Some records:
----

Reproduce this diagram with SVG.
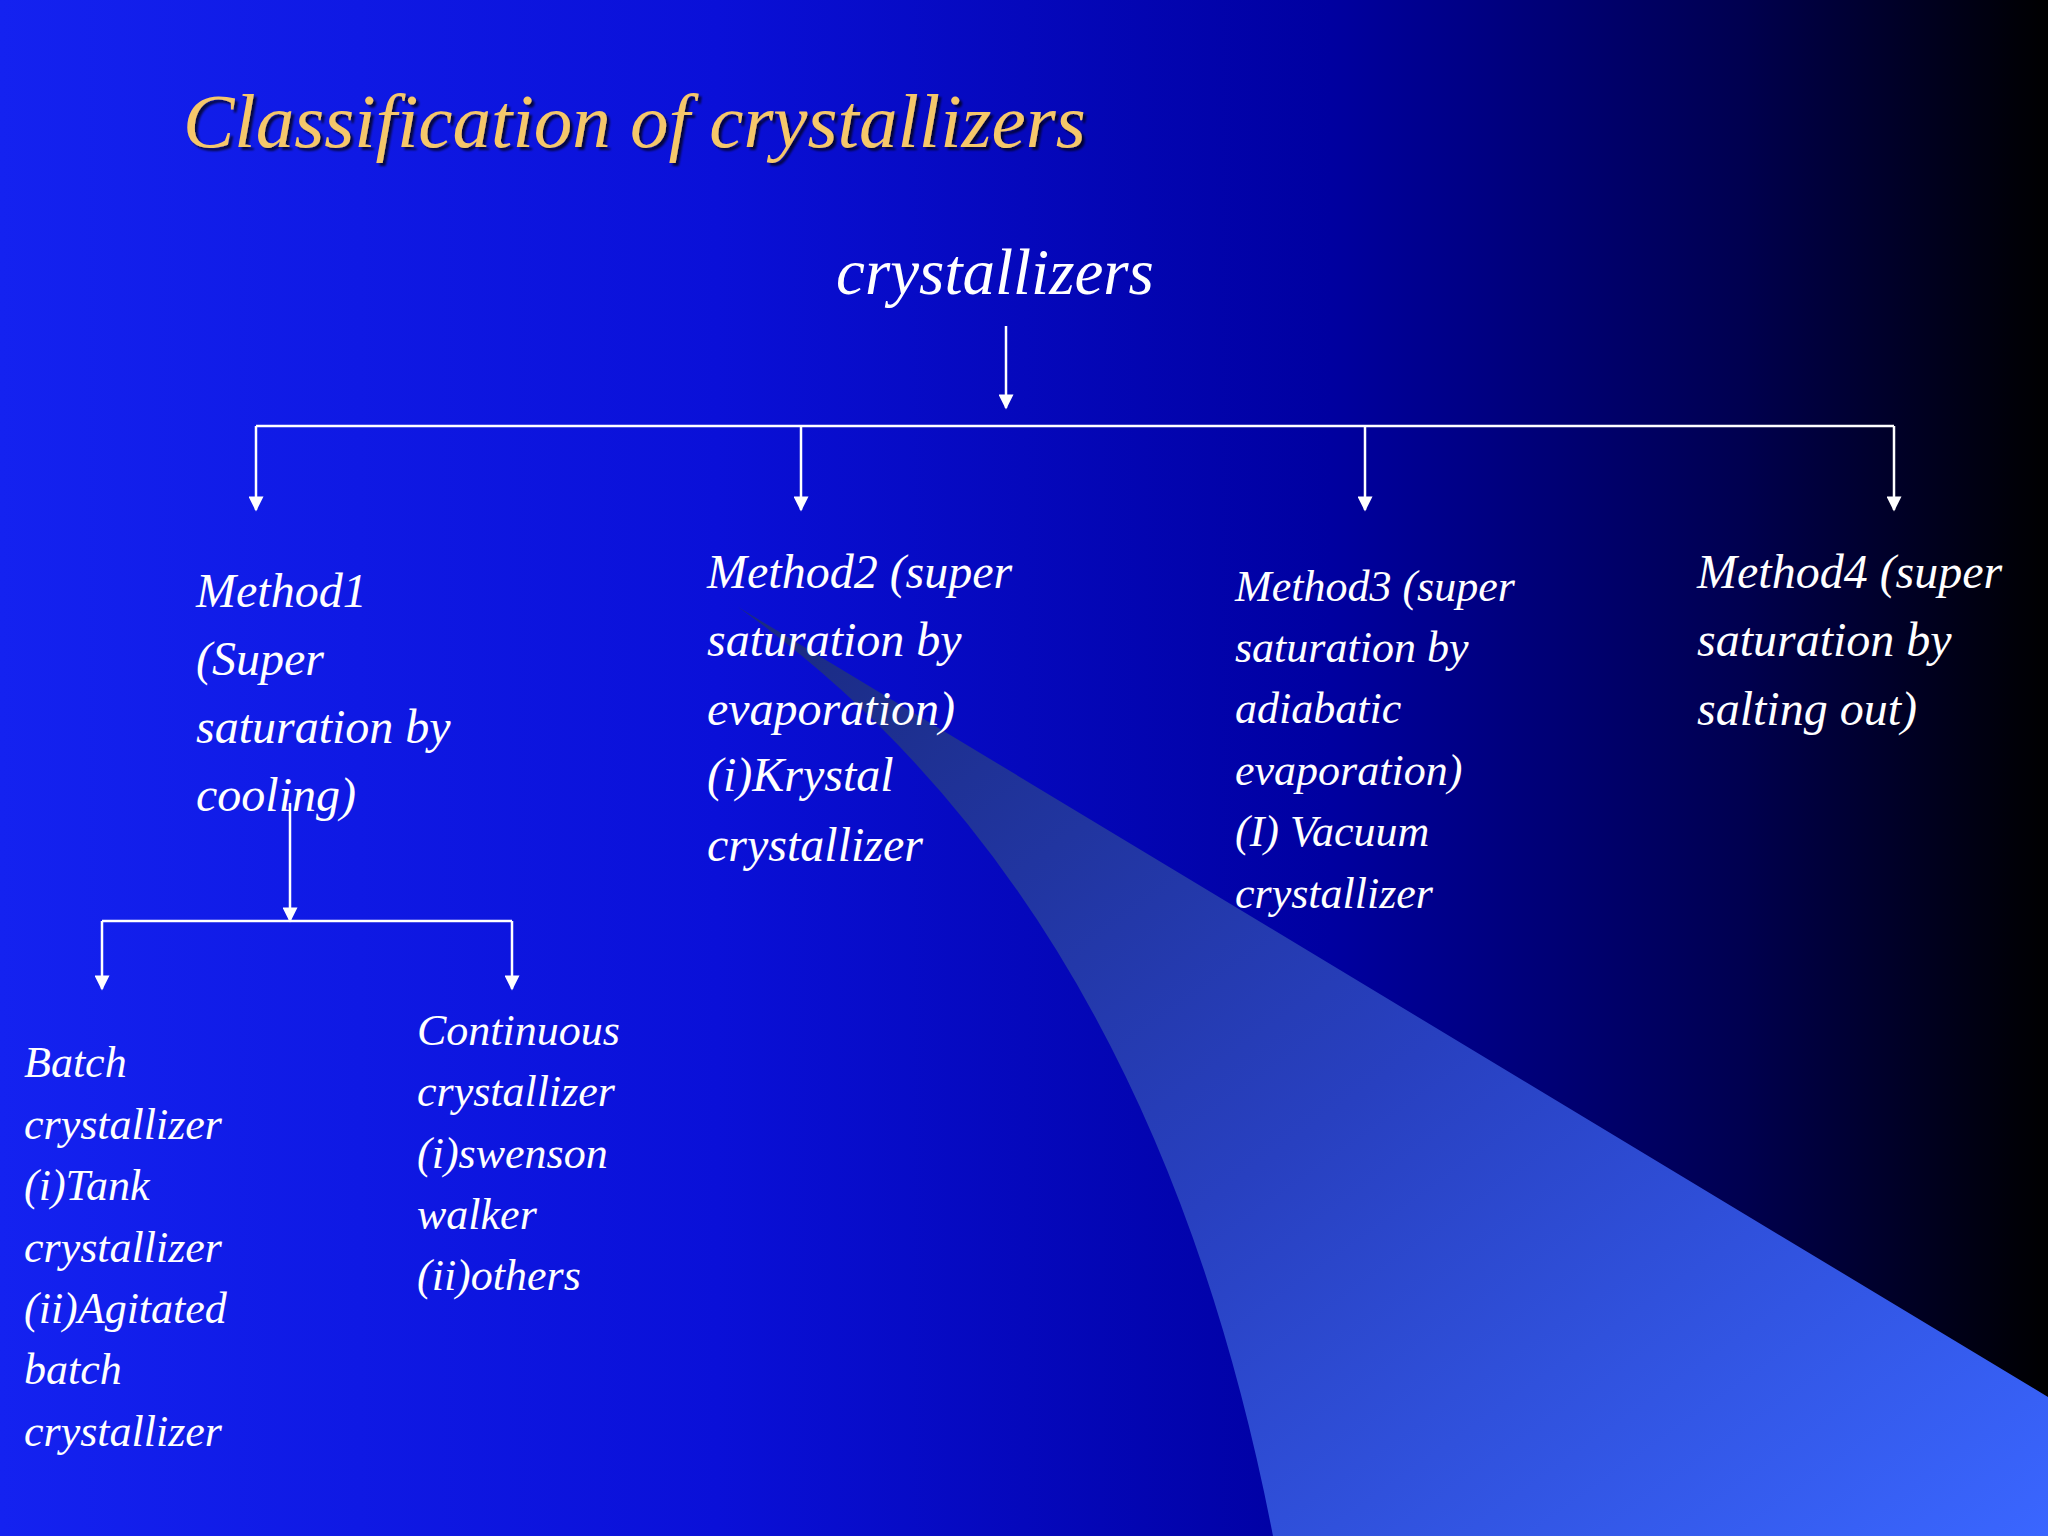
<svg xmlns="http://www.w3.org/2000/svg" width="2048" height="1536" viewBox="0 0 2048 1536">
<defs>
<linearGradient id="bg" x1="0" y1="0" x2="1" y2="0">
<stop offset="0" stop-color="#1422f0"/>
<stop offset="0.35" stop-color="#0a10d8"/>
<stop offset="0.65" stop-color="#0000a0"/>
<stop offset="0.85" stop-color="#000050"/>
<stop offset="1" stop-color="#000000"/>
</linearGradient>
<linearGradient id="wedge" x1="0" y1="0" x2="1" y2="1">
<stop offset="0" stop-color="#1a2a80"/>
<stop offset="0.5" stop-color="#2840c0"/>
<stop offset="1" stop-color="#3a66ff"/>
</linearGradient>
<marker id="ah" viewBox="0 0 10 10" refX="9" refY="5" markerWidth="7" markerHeight="6" orient="auto">
<path d="M0,0 L10,5 L0,10 z" fill="#fff"/>
</marker>
<filter id="sh"><feDropShadow dx="3" dy="3" stdDeviation="1" flood-color="#000" flood-opacity="0.7"/></filter>
<style>
.t{font-family:"Liberation Serif","DejaVu Serif",serif;font-style:italic;fill:#fff}
.m{font-size:48px}
.s{font-size:44px}
.c{stroke:#fff;stroke-width:2.5;fill:none}
.a{stroke:#fff;stroke-width:2.5;fill:none;marker-end:url(#ah)}
</style>
</defs>
<rect width="2048" height="1536" fill="url(#bg)"/>
<path d="M738,607 Q1150,900 1273,1536 L2048,1536 L2048,1397 Z" fill="url(#wedge)"/>
<text x="183" y="147" class="t" font-size="77" style="fill:#f5c76a" filter="url(#sh)">Classification of crystallizers</text>
<g id="root"><text x="995" y="294" class="t" font-size="65" text-anchor="middle">crystallizers</text></g>
<g id="connectors">
<line x1="1006" y1="326" x2="1006" y2="408" class="a"/>
<line x1="256" y1="426" x2="1894" y2="426" class="c"/>
<line x1="256" y1="426" x2="256" y2="510" class="a"/>
<line x1="801" y1="426" x2="801" y2="510" class="a"/>
<line x1="1365" y1="426" x2="1365" y2="510" class="a"/>
<line x1="1894" y1="426" x2="1894" y2="510" class="a"/>
<line x1="290" y1="803" x2="290" y2="921" class="a"/>
<line x1="102" y1="921" x2="512" y2="921" class="c"/>
<line x1="102" y1="921" x2="102" y2="989" class="a"/>
<line x1="512" y1="921" x2="512" y2="989" class="a"/>
</g>
<g id="method1"><text class="t m"><tspan x="196" y="607">Method1</tspan><tspan x="196" y="675">(Super</tspan><tspan x="196" y="743">saturation by</tspan><tspan x="196" y="811">cooling)</tspan></text></g>
<g id="method2"><text class="t m"><tspan x="707" y="588">Method2 (super</tspan><tspan x="707" y="656">saturation by</tspan><tspan x="707" y="725">evaporation)</tspan><tspan x="707" y="791">(i)Krystal</tspan><tspan x="707" y="861">crystallizer</tspan></text></g>
<g id="method3"><text class="t s"><tspan x="1235" y="601">Method3 (super</tspan><tspan x="1235" y="662">saturation by</tspan><tspan x="1235" y="723">adiabatic</tspan><tspan x="1235" y="785">evaporation)</tspan><tspan x="1235" y="846">(I) Vacuum</tspan><tspan x="1235" y="908">crystallizer</tspan></text></g>
<g id="method4"><text class="t m"><tspan x="1697" y="588">Method4 (super</tspan><tspan x="1697" y="656">saturation by</tspan><tspan x="1697" y="725">salting out)</tspan></text></g>
<g id="batch"><text class="t s"><tspan x="24" y="1077">Batch</tspan><tspan x="24" y="1139">crystallizer</tspan><tspan x="24" y="1200">(i)Tank</tspan><tspan x="24" y="1262">crystallizer</tspan><tspan x="24" y="1323">(ii)Agitated</tspan><tspan x="24" y="1384">batch</tspan><tspan x="24" y="1446">crystallizer</tspan></text></g>
<g id="continuous"><text class="t s"><tspan x="417" y="1045">Continuous</tspan><tspan x="417" y="1106">crystallizer</tspan><tspan x="417" y="1168">(i)swenson</tspan><tspan x="417" y="1229">walker</tspan><tspan x="417" y="1290">(ii)others</tspan></text></g>
</svg>
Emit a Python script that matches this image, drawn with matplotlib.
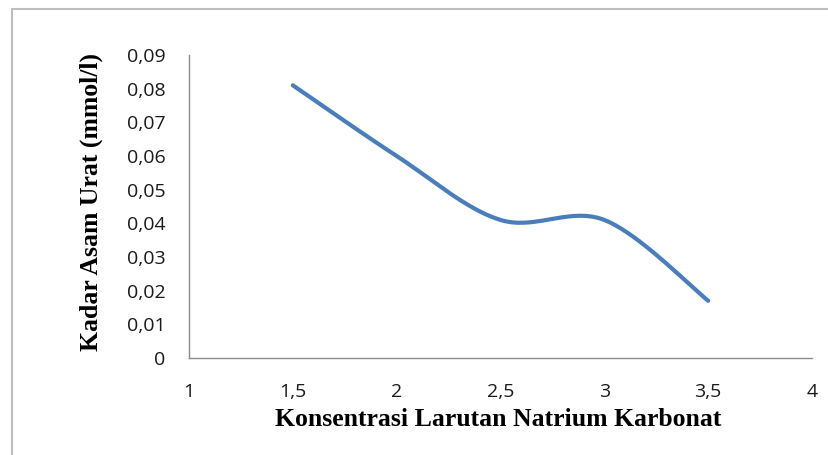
import numpy as np
import matplotlib
matplotlib.use("Agg")
import matplotlib.pyplot as plt
from matplotlib.patches import Rectangle

x_values = [1.5, 2.0, 2.5, 3.0, 3.5]
y_values = [0.081, 0.060, 0.041, 0.041, 0.017]
x_ticks = [1, 1.5, 2, 2.5, 3, 3.5, 4]
x_ticklabels = ["1", "1,5", "2", "2,5", "3", "3,5", "4"]
y_ticks = [0, 0.01, 0.02, 0.03, 0.04, 0.05, 0.06, 0.07, 0.08, 0.09]
y_ticklabels = ["0", "0,01", "0,02", "0,03", "0,04", "0,05", "0,06", "0,07", "0,08", "0,09"]
x_label = "Konsentrasi Larutan Natrium Karbonat"
y_label = "Kadar Asam Urat (mmol/l)"


def excel_smooth(xs, ys, n=60):
    P = np.column_stack([xs, ys]).astype(float)
    out = []
    for i in range(len(P) - 1):
        p0 = P[i - 1] if i > 0 else P[i]
        p1 = P[i]
        p2 = P[i + 1]
        p3 = P[i + 2] if i + 2 < len(P) else P[i + 1]
        c1 = p1 + (p2 - p0) / 6.0
        c2 = p2 - (p3 - p1) / 6.0
        t = np.linspace(0, 1, n)[:, None]
        seg = ((1 - t) ** 3) * p1 + 3 * ((1 - t) ** 2) * t * c1 + 3 * (1 - t) * t ** 2 * c2 + t ** 3 * p2
        out.append(seg if i == 0 else seg[1:])
    arr = np.vstack(out)
    return arr[:, 0], arr[:, 1]


W, H = 829, 455
fig = plt.figure(figsize=(W / 100, H / 100), dpi=100)
fig.patch.set_facecolor("white")

# outer chart frame
fig.patches.append(Rectangle((12 / W, -0.05), 1.2, (H - 9) / H + 0.05,
                             transform=fig.transFigure, fill=False,
                             edgecolor="#bdbdbd", linewidth=1.5))

left, right = 189 / W, 812 / W
bottom, top = 1 - 358 / H, 1 - 55 / H
ax = fig.add_axes([left, bottom, right - left, top - bottom])

sx, sy = excel_smooth(x_values, y_values)
ax.plot(sx, sy, color="#4a7ebb", linewidth=3.0, solid_capstyle="round")

ax.set_xlim(1, 4)
ax.set_ylim(0, 0.09)
ax.set_xticks(x_ticks)
ax.set_xticklabels(x_ticklabels)
ax.set_yticks(y_ticks)
ax.set_yticklabels(y_ticklabels)
ax.tick_params(length=0, labelsize=14, colors="#1a1a1a")
ax.tick_params(axis="x", pad=18)
ax.tick_params(axis="y", pad=17)
for lbl in ax.get_xticklabels() + ax.get_yticklabels():
    lbl.set_family(["Open Sans", "DejaVu Sans"])

for s in ["top", "right"]:
    ax.spines[s].set_visible(False)
for s in ["left", "bottom"]:
    ax.spines[s].set_color("#8c8c8c")
    ax.spines[s].set_linewidth(1.0)

fig.text(498 / W, 1 - 419 / H, x_label, ha="center", va="center",
         fontsize=18.5, fontweight="bold", family=["Liberation Serif", "DejaVu Serif"])
fig.text(91 / W, 1 - 202 / H, y_label, ha="center", va="center", rotation=90,
         fontsize=18.5, fontweight="bold", family=["Liberation Serif", "DejaVu Serif"])

fig.savefig("out.png", dpi=100)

----

WHAT YOU HAVE TO DO: Restate every record exactly, please; do not copy the pictures.

RESPONSE TO THE EXERCISE:
Reproduce this diagram with SVG.
<svg xmlns="http://www.w3.org/2000/svg" width="2048" height="1536" viewBox="0 0 2048 1536">
<defs>
<linearGradient id="bg" x1="0" y1="0" x2="1" y2="0">
<stop offset="0" stop-color="#1422f0"/>
<stop offset="0.35" stop-color="#0a10d8"/>
<stop offset="0.65" stop-color="#0000a0"/>
<stop offset="0.85" stop-color="#000050"/>
<stop offset="1" stop-color="#000000"/>
</linearGradient>
<linearGradient id="wedge" x1="0" y1="0" x2="1" y2="1">
<stop offset="0" stop-color="#1a2a80"/>
<stop offset="0.5" stop-color="#2840c0"/>
<stop offset="1" stop-color="#3a66ff"/>
</linearGradient>
<marker id="ah" viewBox="0 0 10 10" refX="9" refY="5" markerWidth="7" markerHeight="6" orient="auto">
<path d="M0,0 L10,5 L0,10 z" fill="#fff"/>
</marker>
<filter id="sh"><feDropShadow dx="3" dy="3" stdDeviation="1" flood-color="#000" flood-opacity="0.7"/></filter>
<style>
.t{font-family:"Liberation Serif","DejaVu Serif",serif;font-style:italic;fill:#fff}
.m{font-size:48px}
.s{font-size:44px}
.c{stroke:#fff;stroke-width:2.5;fill:none}
.a{stroke:#fff;stroke-width:2.5;fill:none;marker-end:url(#ah)}
</style>
</defs>
<rect width="2048" height="1536" fill="url(#bg)"/>
<path d="M738,607 Q1150,900 1273,1536 L2048,1536 L2048,1397 Z" fill="url(#wedge)"/>
<text x="183" y="147" class="t" font-size="77" style="fill:#f5c76a" filter="url(#sh)">Classification of crystallizers</text>
<g id="root"><text x="995" y="294" class="t" font-size="65" text-anchor="middle">crystallizers</text></g>
<g id="connectors">
<line x1="1006" y1="326" x2="1006" y2="408" class="a"/>
<line x1="256" y1="426" x2="1894" y2="426" class="c"/>
<line x1="256" y1="426" x2="256" y2="510" class="a"/>
<line x1="801" y1="426" x2="801" y2="510" class="a"/>
<line x1="1365" y1="426" x2="1365" y2="510" class="a"/>
<line x1="1894" y1="426" x2="1894" y2="510" class="a"/>
<line x1="290" y1="803" x2="290" y2="921" class="a"/>
<line x1="102" y1="921" x2="512" y2="921" class="c"/>
<line x1="102" y1="921" x2="102" y2="989" class="a"/>
<line x1="512" y1="921" x2="512" y2="989" class="a"/>
</g>
<g id="method1"><text class="t m"><tspan x="196" y="607">Method1</tspan><tspan x="196" y="675">(Super</tspan><tspan x="196" y="743">saturation by</tspan><tspan x="196" y="811">cooling)</tspan></text></g>
<g id="method2"><text class="t m"><tspan x="707" y="588">Method2 (super</tspan><tspan x="707" y="656">saturation by</tspan><tspan x="707" y="725">evaporation)</tspan><tspan x="707" y="791">(i)Krystal</tspan><tspan x="707" y="861">crystallizer</tspan></text></g>
<g id="method3"><text class="t s"><tspan x="1235" y="601">Method3 (super</tspan><tspan x="1235" y="662">saturation by</tspan><tspan x="1235" y="723">adiabatic</tspan><tspan x="1235" y="785">evaporation)</tspan><tspan x="1235" y="846">(I) Vacuum</tspan><tspan x="1235" y="908">crystallizer</tspan></text></g>
<g id="method4"><text class="t m"><tspan x="1697" y="588">Method4 (super</tspan><tspan x="1697" y="656">saturation by</tspan><tspan x="1697" y="725">salting out)</tspan></text></g>
<g id="batch"><text class="t s"><tspan x="24" y="1077">Batch</tspan><tspan x="24" y="1139">crystallizer</tspan><tspan x="24" y="1200">(i)Tank</tspan><tspan x="24" y="1262">crystallizer</tspan><tspan x="24" y="1323">(ii)Agitated</tspan><tspan x="24" y="1384">batch</tspan><tspan x="24" y="1446">crystallizer</tspan></text></g>
<g id="continuous"><text class="t s"><tspan x="417" y="1045">Continuous</tspan><tspan x="417" y="1106">crystallizer</tspan><tspan x="417" y="1168">(i)swenson</tspan><tspan x="417" y="1229">walker</tspan><tspan x="417" y="1290">(ii)others</tspan></text></g>
</svg>
Emit a Python script that matches this image, drawn with matplotlib.
import numpy as np
import matplotlib
matplotlib.use("Agg")
import matplotlib.pyplot as plt
from matplotlib.patches import Rectangle

x_values = [1.5, 2.0, 2.5, 3.0, 3.5]
y_values = [0.081, 0.060, 0.041, 0.041, 0.017]
x_ticks = [1, 1.5, 2, 2.5, 3, 3.5, 4]
x_ticklabels = ["1", "1,5", "2", "2,5", "3", "3,5", "4"]
y_ticks = [0, 0.01, 0.02, 0.03, 0.04, 0.05, 0.06, 0.07, 0.08, 0.09]
y_ticklabels = ["0", "0,01", "0,02", "0,03", "0,04", "0,05", "0,06", "0,07", "0,08", "0,09"]
x_label = "Konsentrasi Larutan Natrium Karbonat"
y_label = "Kadar Asam Urat (mmol/l)"


def excel_smooth(xs, ys, n=60):
    P = np.column_stack([xs, ys]).astype(float)
    out = []
    for i in range(len(P) - 1):
        p0 = P[i - 1] if i > 0 else P[i]
        p1 = P[i]
        p2 = P[i + 1]
        p3 = P[i + 2] if i + 2 < len(P) else P[i + 1]
        c1 = p1 + (p2 - p0) / 6.0
        c2 = p2 - (p3 - p1) / 6.0
        t = np.linspace(0, 1, n)[:, None]
        seg = ((1 - t) ** 3) * p1 + 3 * ((1 - t) ** 2) * t * c1 + 3 * (1 - t) * t ** 2 * c2 + t ** 3 * p2
        out.append(seg if i == 0 else seg[1:])
    arr = np.vstack(out)
    return arr[:, 0], arr[:, 1]


W, H = 829, 455
fig = plt.figure(figsize=(W / 100, H / 100), dpi=100)
fig.patch.set_facecolor("white")

# outer chart frame
fig.patches.append(Rectangle((12 / W, -0.05), 1.2, (H - 9) / H + 0.05,
                             transform=fig.transFigure, fill=False,
                             edgecolor="#bdbdbd", linewidth=1.5))

left, right = 189 / W, 812 / W
bottom, top = 1 - 358 / H, 1 - 55 / H
ax = fig.add_axes([left, bottom, right - left, top - bottom])

sx, sy = excel_smooth(x_values, y_values)
ax.plot(sx, sy, color="#4a7ebb", linewidth=3.0, solid_capstyle="round")

ax.set_xlim(1, 4)
ax.set_ylim(0, 0.09)
ax.set_xticks(x_ticks)
ax.set_xticklabels(x_ticklabels)
ax.set_yticks(y_ticks)
ax.set_yticklabels(y_ticklabels)
ax.tick_params(length=0, labelsize=14, colors="#1a1a1a")
ax.tick_params(axis="x", pad=18)
ax.tick_params(axis="y", pad=17)
for lbl in ax.get_xticklabels() + ax.get_yticklabels():
    lbl.set_family(["Open Sans", "DejaVu Sans"])

for s in ["top", "right"]:
    ax.spines[s].set_visible(False)
for s in ["left", "bottom"]:
    ax.spines[s].set_color("#8c8c8c")
    ax.spines[s].set_linewidth(1.0)

fig.text(498 / W, 1 - 419 / H, x_label, ha="center", va="center",
         fontsize=18.5, fontweight="bold", family=["Liberation Serif", "DejaVu Serif"])
fig.text(91 / W, 1 - 202 / H, y_label, ha="center", va="center", rotation=90,
         fontsize=18.5, fontweight="bold", family=["Liberation Serif", "DejaVu Serif"])

fig.savefig("out.png", dpi=100)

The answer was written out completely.